Rainbows? Maybe Praecox or something colorful.


----------



## Perchance (Dec 4, 2012)

This site isn't at all 'all inclusive' or the holy grail of truth by any means but it was immensely helpful to me.. It gives you the chance to change your ideas, numbers and species really easily to just get an idea of what could work.

http://www.aqadvisor.com/


I do love rainbow fish, though.. And there are a ridiculous number of sub species to look into. They will, however, be dull as juveniles.

GBRs are usually fine with tetras. I'd introduce them last, after everything else is established but it should be fine. I would avoid them, however, as they prefer higher temperatures than most community fish. They also prefer lower pH and people usually overlook this. They are also quite delicate and need pristine water with stable parameters. While they often do fine in the lower temps, that usually only last a minimal amount of time in these conditions.


----------



## The Dude (Feb 8, 2011)

Betta132 said:


> Alright, I'll scale back a little. How do the GBRs act around the tetras? Do they ever attack them?
> Also, if I only select fish under 2" (except for the bettas and maybe GBRs) how many overall do you think would be a good number? I know 'one inch per gallon' works okay as a basic measuring stick for itty bitty fish...


I've only had my GBR for a few days. This far he's super active and hangs out with the Cory's. He doesn't bother anyone including the shrimp. Other than the GBR and Cory's not eating much, they seem happy. My PH is a little on the high side and my temps are between 72* and 75*. 
I'm no expert on how heavily a tank can be stocked, but I'm sure it depends on your filtration and plant stock.


----------



## Betta132 (Nov 29, 2012)

Perchance said:


> This site isn't at all 'all inclusive' or the holy grail of truth by any means but it was immensely helpful to me.. It gives you the chance to change your ideas, numbers and species really easily to just get an idea of what could work.
> 
> http://www.aqadvisor.com/
> 
> ...


I tried to use that site, but these full-page ads popped up every time I tried to do something, and I pretty much couldn't do anything. 
Alright, I'll look into rainbow fish... They are pretty, and I don't really mind dull colors, as long as they have personality.
Hmm... I might get something other than GBRs, I'm trying to stick with hardier fish.


----------



## Bruce_S (Jul 26, 2012)

Maybe the Bolivian rams?
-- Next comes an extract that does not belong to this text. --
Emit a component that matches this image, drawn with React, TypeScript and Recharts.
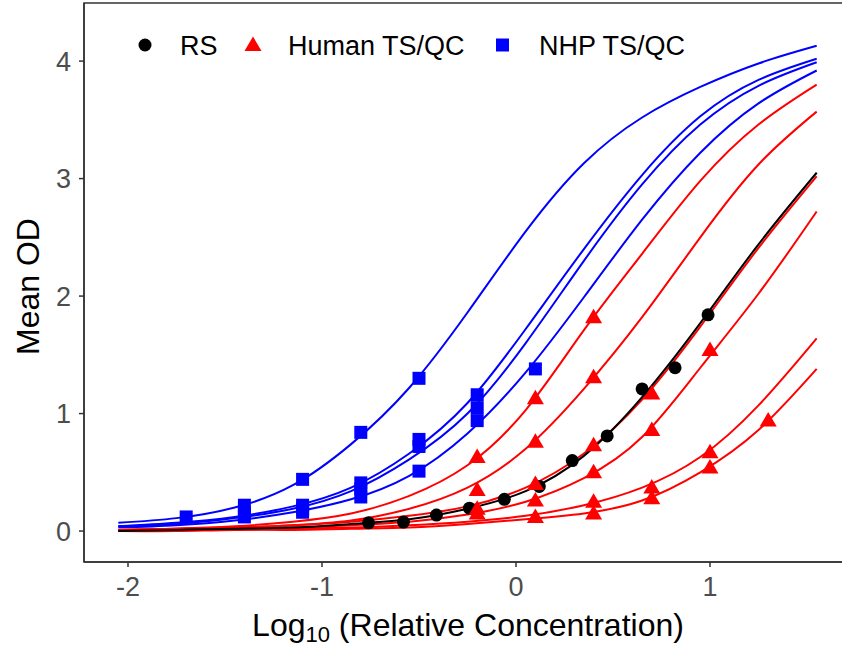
import {
  ComposedChart, Line, Scatter, XAxis, YAxis, ReferenceArea, Legend,
} from 'recharts'

const curveX = [-2.05, -1.75, -1.45, -1.15, -0.85, -0.55, -0.25, 0.05, 0.35, 0.65, 0.95, 1.25, 1.55]

// NHP TS/QC fits (blue)
const nhp1 = [0.07, 0.11, 0.20, 0.39, 0.74, 1.22, 1.86, 2.55, 3.13, 3.52, 3.78, 3.98, 4.13]
const nhp2 = [0.04, 0.07, 0.12, 0.21, 0.37, 0.66, 1.09, 1.72, 2.40, 3.03, 3.53, 3.84, 4.02]
const nhp3 = [0.04, 0.06, 0.11, 0.19, 0.34, 0.61, 1.00, 1.60, 2.30, 2.95, 3.46, 3.79, 3.99]
const nhp4 = [0.03, 0.05, 0.09, 0.16, 0.27, 0.47, 0.83, 1.35, 1.99, 2.65, 3.22, 3.64, 3.92]

// Human TS/QC fits (red)
const hum1 = [0.01, 0.02, 0.04, 0.08, 0.15, 0.30, 0.56, 1.03, 1.71, 2.36, 2.98, 3.46, 3.80]
const hum2 = [0.01, 0.02, 0.03, 0.05, 0.09, 0.19, 0.37, 0.70, 1.21, 1.82, 2.50, 3.12, 3.57]
const hum3 = [0.01, 0.02, 0.03, 0.05, 0.08, 0.13, 0.21, 0.37, 0.66, 1.12, 1.74, 2.41, 3.02]
const hum4 = [0.01, 0.01, 0.02, 0.03, 0.05, 0.08, 0.14, 0.25, 0.45, 0.80, 1.39, 2.02, 2.72]
const hum5 = [0.00, 0.01, 0.01, 0.02, 0.03, 0.05, 0.08, 0.13, 0.22, 0.37, 0.63, 1.07, 1.64]
const hum6 = [0.00, 0.00, 0.01, 0.01, 0.02, 0.03, 0.06, 0.10, 0.15, 0.26, 0.50, 0.86, 1.38]

// RS fit (black)
const rsFit = [0.00, 0.01, 0.02, 0.03, 0.06, 0.10, 0.19, 0.34, 0.64, 1.14, 1.77, 2.44, 3.05]

// measured points
const rsX = [-0.76, -0.58, -0.41, -0.24, -0.06, 0.12, 0.29, 0.47, 0.65, 0.82, 0.99]
const rsY = [0.07, 0.076, 0.136, 0.195, 0.27, 0.38, 0.60, 0.81, 1.21, 1.39, 1.84]

const humX = [-0.2, -0.2, -0.2, -0.2, 0.1, 0.1, 0.1, 0.1, 0.1, 0.4, 0.4, 0.4, 0.4, 0.4, 0.4, 0.7, 0.7, 0.7, 0.7, 1.0, 1.0, 1.0, 1.3]
const humY = [0.63, 0.35, 0.19, 0.15, 1.13, 0.76, 0.40, 0.26, 0.12, 1.82, 1.31, 0.73, 0.50, 0.25, 0.15, 1.17, 0.86, 0.37, 0.28, 1.54, 0.67, 0.54, 0.94]

const nhpX = [-1.7, -1.4, -1.4, -1.4, -1.1, -1.1, -1.1, -1.1, -0.8, -0.8, -0.8, -0.8, -0.5, -0.5, -0.5, -0.5, -0.2, -0.2, -0.2, 0.1]
const nhpY = [0.12, 0.22, 0.15, 0.12, 0.44, 0.22, 0.19, 0.16, 0.84, 0.41, 0.36, 0.29, 1.30, 0.78, 0.72, 0.51, 1.16, 1.05, 0.94, 1.38]

const xTicks = [-2, -1, 0, 1]
const yTicks = [0, 1, 2, 3, 4]
const xDomain = [-2.2268, 1.732]
const yDomain = [-0.2634, 4.4945]

const curves = [
  { key: 'nhp1', values: nhp1, color: '#0000ff' },
  { key: 'nhp2', values: nhp2, color: '#0000ff' },
  { key: 'nhp3', values: nhp3, color: '#0000ff' },
  { key: 'nhp4', values: nhp4, color: '#0000ff' },
  { key: 'hum1', values: hum1, color: '#ff0000' },
  { key: 'hum2', values: hum2, color: '#ff0000' },
  { key: 'hum3', values: hum3, color: '#ff0000' },
  { key: 'hum4', values: hum4, color: '#ff0000' },
  { key: 'hum5', values: hum5, color: '#ff0000' },
  { key: 'hum6', values: hum6, color: '#ff0000' },
  { key: 'rs', values: rsFit, color: '#000000' },
]

const rows = curveX.map((x, i) => {
  const row: Record<string, number> = { x }
  curves.forEach((c) => { row[c.key] = c.values[i] })
  return row
})

const toPoints = (xs: number[], ys: number[]) => xs.map((x, i) => ({ x, y: ys[i] }))
const rsPoints = toPoints(rsX, rsY)
const humPoints = toPoints(humX, humY)
const nhpPoints = toPoints(nhpX, nhpY)

const dot = (props: any) => <circle cx={props.cx} cy={props.cy} r={6.5} fill="#000" />
const tri = (props: any) => <polygon points={`${props.cx},${props.cy - 8.5} ${props.cx - 8.5},${props.cy + 6} ${props.cx + 8.5},${props.cy + 6}`} fill="#ff0000" />
const sq = (props: any) => <rect x={props.cx - 6.5} y={props.cy - 6.5} width={13} height={13} fill="#0000ff" />

function LegendBox() {
  return <svg width={620} height={44} style={{ display: 'block' }}>
    <circle cx={15} cy={20} r={6.5} fill="#000" />
    <text x={50} y={30} fontSize={27} fill="#000">RS</text>
    <polygon points="123,11.5 114.5,26 131.5,26" fill="#ff0000" />
    <text x={158} y={30} fontSize={27} fill="#000">Human TS/QC</text>
    <rect x={366} y={13.5} width={13} height={13} fill="#0000ff" />
    <text x={409} y={30} fontSize={27} fill="#000">NHP TS/QC</text>
  </svg>
}

function XTitle(props: any) {
  const vb = props.viewBox
  return <text x={vb.x + vb.width / 2} y={636} textAnchor="middle" fontSize={32} fill="#000">
    <tspan>Log</tspan><tspan fontSize={22} dy={6}>10</tspan><tspan dy={-6}> (Relative Concentration)</tspan>
  </text>
}

function YTitle(props: any) {
  const vb = props.viewBox
  const cy = vb.y + vb.height / 2 + 4
  return <text x={39} y={cy} transform={`rotate(-90, 39, ${cy})`} textAnchor="middle" fontSize={32} fill="#000">Mean OD</text>
}

export default function App() {
  return <div style={{ position: 'absolute', left: 0, top: 0, width: 842, height: 647, overflow: 'hidden', background: '#fff', fontFamily: '"Liberation Sans", Arial, sans-serif' }}>
    <ComposedChart width={862} height={647} data={rows} margin={{ top: 3, right: 10, bottom: 0, left: 0 }}>
      <XAxis dataKey="x" type="number" domain={xDomain} ticks={xTicks} allowDataOverflow
        tick={{ fontSize: 27, fill: '#4d4d4d' }} tickSize={5} tickMargin={10}
        axisLine={{ stroke: '#333', strokeWidth: 1.5 }} tickLine={{ stroke: '#333', strokeWidth: 1.5 }}
        height={85} label={<XTitle />} />
      <YAxis type="number" domain={yDomain} ticks={yTicks} allowDataOverflow
        tick={{ fontSize: 27, fill: '#4d4d4d' }} tickSize={5} tickMargin={8}
        axisLine={{ stroke: '#333', strokeWidth: 1.5 }} tickLine={{ stroke: '#333', strokeWidth: 1.5 }}
        width={84} label={<YTitle />} />
      <ReferenceArea x1={xDomain[0]} x2={xDomain[1]} y1={yDomain[0]} y2={yDomain[1]} fill="none" stroke="#333" strokeWidth={1.5} fillOpacity={0} />
      {curves.map((c) => <Line key={c.key} dataKey={c.key} type="natural" stroke={c.color} strokeWidth={2} dot={false} activeDot={false} isAnimationActive={false} legendType="none" />)}
      <Scatter name="RS" data={rsPoints} dataKey="y" shape={dot} isAnimationActive={false} />
      <Scatter name="Human TS/QC" data={humPoints} dataKey="y" shape={tri} isAnimationActive={false} />
      <Scatter name="NHP TS/QC" data={nhpPoints} dataKey="y" shape={sq} isAnimationActive={false} />
      <Legend layout="vertical" verticalAlign="middle" align="center" content={<LegendBox />}
        wrapperStyle={{ position: 'absolute', left: 130, top: 25, width: 620, height: 44 }} />
    </ComposedChart>
  </div>
}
They're reputed to be significantly hardier than the blue Venezuelans. (Rams don't really come from Germany, do they?)

What about pearl gouramis? They're lovely, and have a peaceful rep - and small mouths for their size...

~Bruce


----------



## Betta132 (Nov 29, 2012)

The problem with the pearls is, I really want to keep sparkling gouramis, and I don't know if that would be a problem. Oh, I tried out that stocking thing:








So it looks like I have a little wiggle room.


----------



## Perchance (Dec 4, 2012)

Betta132 said:


> I tried to use that site, but these full-page ads popped up every time I tried to do something, and I pretty much couldn't do anything.
> Alright, I'll look into rainbow fish... They are pretty, and I don't really mind dull colors, as long as they have personality.
> Hmm... I might get something other than GBRs, I'm trying to stick with hardier fish.
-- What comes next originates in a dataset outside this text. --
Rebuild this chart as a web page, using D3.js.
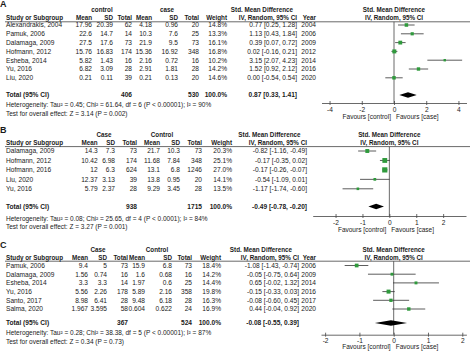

Really? That's strange? I must have some add ons that stop those kind of adds because it hasn't happened for me, sorry about that! 
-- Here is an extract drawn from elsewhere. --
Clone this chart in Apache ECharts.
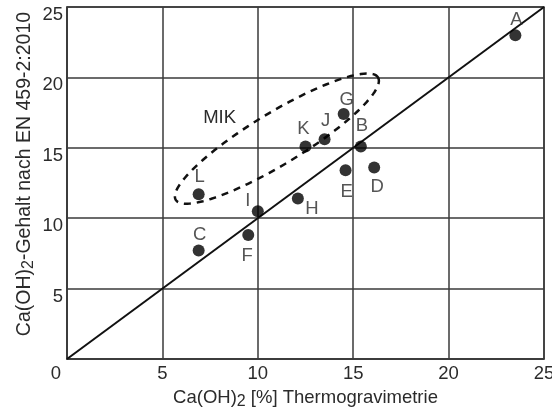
<!DOCTYPE html>
<html>
<head>
<meta charset="utf-8">
<script src="https://cdn.jsdelivr.net/npm/echarts@6/dist/echarts.min.js"></script>
<style>
    html, body { margin: 0; padding: 0; background: #fff; }
    #chart { width: 552px; height: 414px; }
</style>
</head>
<body>
<div id="chart"></div>
<script>
    // sample data
    var sampleNames = ['A', 'B', 'C', 'D', 'E', 'F', 'G', 'H', 'I', 'J', 'K', 'L'];
    var tgValues = [23.5, 15.4, 6.9, 16.1, 14.6, 9.5, 14.5, 12.1, 10.0, 13.5, 12.5, 6.9];
    var enValues = [23.0, 15.1, 7.7, 13.6, 13.4, 8.8, 17.4, 11.4, 10.5, 15.6, 15.1, 11.7];
    var axisTicks = [0, 5, 10, 15, 20, 25];
    var identityLine = [[0, 0], [25, 25]];
    // MIK region: tips of the dashed ellipse and its half width (y units)
    var mikTips = [[5.7, 11.3], [16.3, 20.0]];
    var mikHalfWidth = 2.15;
    var mikLabel = [8.0, 17.1];

    // where each letter sits relative to its dot (px)
    var labelOffset = {
        A: [1, -15], B: [1, -20], C: [1, -16], D: [3, 19], E: [1, 22], F: [-1, 21],
        G: [3, -14], H: [14, 10], I: [-10, -10], J: [1, -18], K: [-2, -17], L: [1, -17]
    };

    var fontFamily = 'Liberation Sans, Arial, sans-serif';
    var lineColor = '#3a3a3a';
    var textColor = '#2b2b2b';

    var points = sampleNames.map(function (n, i) {
        return {
            name: n,
            value: [tgValues[i], enValues[i]],
            label: { offset: labelOffset[n] }
        };
    });

    var subStyle = { fontFamily: fontFamily, fontSize: 16, color: textColor, padding: [9, 0, 0, 0] };

    var chart = echarts.init(document.getElementById('chart'));
    var option = {
        animation: false,
        backgroundColor: '#fff',
        grid: {
            left: 67, top: 7, right: 8, bottom: 55,
            outerBoundsMode: 'none',
            show: true, borderColor: lineColor, borderWidth: 1.5
        },
        xAxis: {
            type: 'value',
            min: axisTicks[0],
            max: axisTicks[axisTicks.length - 1],
            interval: 5,
            name: 'Ca(OH){sub|2} [%] Thermogravimetrie',
            nameLocation: 'middle',
            nameGap: 26,
            nameTextStyle: {
                fontFamily: fontFamily, fontSize: 18.5, color: textColor,
                rich: { sub: subStyle }
            },
            axisLine: { lineStyle: { color: lineColor, width: 1.5 } },
            axisTick: { show: false },
            splitLine: { lineStyle: { color: lineColor, width: 1.5 } },
            axisLabel: {
                fontFamily: fontFamily, fontSize: 18.5, color: textColor, margin: 5,
                formatter: function (v) { return v === 0 ? '{zero|0}' : String(v); },
                rich: { zero: { fontFamily: fontFamily, fontSize: 18.5, color: textColor, padding: [0, 22, 0, 0] } }
            }
        },
        yAxis: {
            type: 'value',
            min: axisTicks[0],
            max: axisTicks[axisTicks.length - 1],
            interval: 5,
            name: 'Ca(OH){sub|2}-Gehalt nach EN 459-2:2010',
            nameLocation: 'middle',
            nameMoveOverlap: false,
            nameGap: 30,
            nameTextStyle: {
                fontFamily: fontFamily, fontSize: 19.5, color: textColor,
                padding: [0, 0, 0, 18],
                rich: { sub: subStyle }
            },
            axisLine: { lineStyle: { color: lineColor, width: 1.5 } },
            axisTick: { show: false },
            splitLine: { lineStyle: { color: lineColor, width: 1.5 } },
            axisLabel: {
                fontFamily: fontFamily, fontSize: 18.5, color: textColor, margin: 4,
                verticalAlign: 'top', lineHeight: 16,
                formatter: function (v) { return v === 0 ? '' : String(v); }
            }
        },
        series: [
            {
                type: 'line',
                data: identityLine,
                symbol: 'none',
                lineStyle: { color: '#111', width: 2 },
                z: 3
            },
            {
                type: 'custom',
                data: [0],
                z: 4,
                renderItem: function (params, api) {
                    var p1 = api.coord(mikTips[0]);
                    var p2 = api.coord(mikTips[1]);
                    var cx = (p1[0] + p2[0]) / 2, cy = (p1[1] + p2[1]) / 2;
                    var dx = p2[0] - p1[0], dy = p2[1] - p1[1];
                    var a = Math.sqrt(dx * dx + dy * dy) / 2;
                    var ang = Math.atan2(dy, dx);
                    var b = api.size([0, mikHalfWidth])[1] * Math.cos(ang);
                    var pts = [];
                    for (var k = 0; k <= 120; k++) {
                        var t = k / 120 * Math.PI * 2;
                        var ex = a * Math.cos(t), ey = b * Math.sin(t);
                        pts.push([cx + ex * Math.cos(ang) - ey * Math.sin(ang),
                                  cy + ex * Math.sin(ang) + ey * Math.cos(ang)]);
                    }
                    var lp = api.coord(mikLabel);
                    return {
                        type: 'group',
                        children: [
                            {
                                type: 'polygon',
                                shape: { points: pts },
                                style: { fill: 'none', stroke: '#111', lineWidth: 2.5, lineDash: [7, 6] }
                            },
                            {
                                type: 'text',
                                x: lp[0], y: lp[1],
                                style: {
                                    text: 'MIK', fontFamily: fontFamily, fontSize: 18.5, fill: textColor,
                                    align: 'center', verticalAlign: 'middle'
                                }
                            }
                        ]
                    };
                }
            },
            {
                type: 'scatter',
                data: points,
                symbol: 'circle',
                symbolSize: 12,
                itemStyle: { color: '#000' },
                z: 5,
                label: {
                    show: true,
                    position: 'inside',
                    formatter: '{b}',
                    fontFamily: fontFamily,
                    fontSize: 18.5,
                    color: textColor
                }
            }
        ]
    };
    chart.setOption(option);
</script>
</body>
</html>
My guys (currently in quarantine) are supper friendly and already greet me and are super friendly and just really interesting guys 

Yeah, that'd be a good idea. Bolivian Rams are, as was said, a hardier option that suits lower temps.


----------



## mitchfish9 (Apr 30, 2012)

IMO, less species in higher schools makes the fish a lot more comfortable and makes the tank look more pleasing fish wise. But some will disagree...


----------



## Betta132 (Nov 29, 2012)

Alright, I'll look into Bolivian rams. 
@mitchfish9, from what I've seen, most of these fish will more or less school with eachother. For example, pencilfish of two kinds will form one school, and the same usually goes for similarly-sized cories. I totally agree with you about the larger schools, I'm just trying to balance numbers and variety.


----------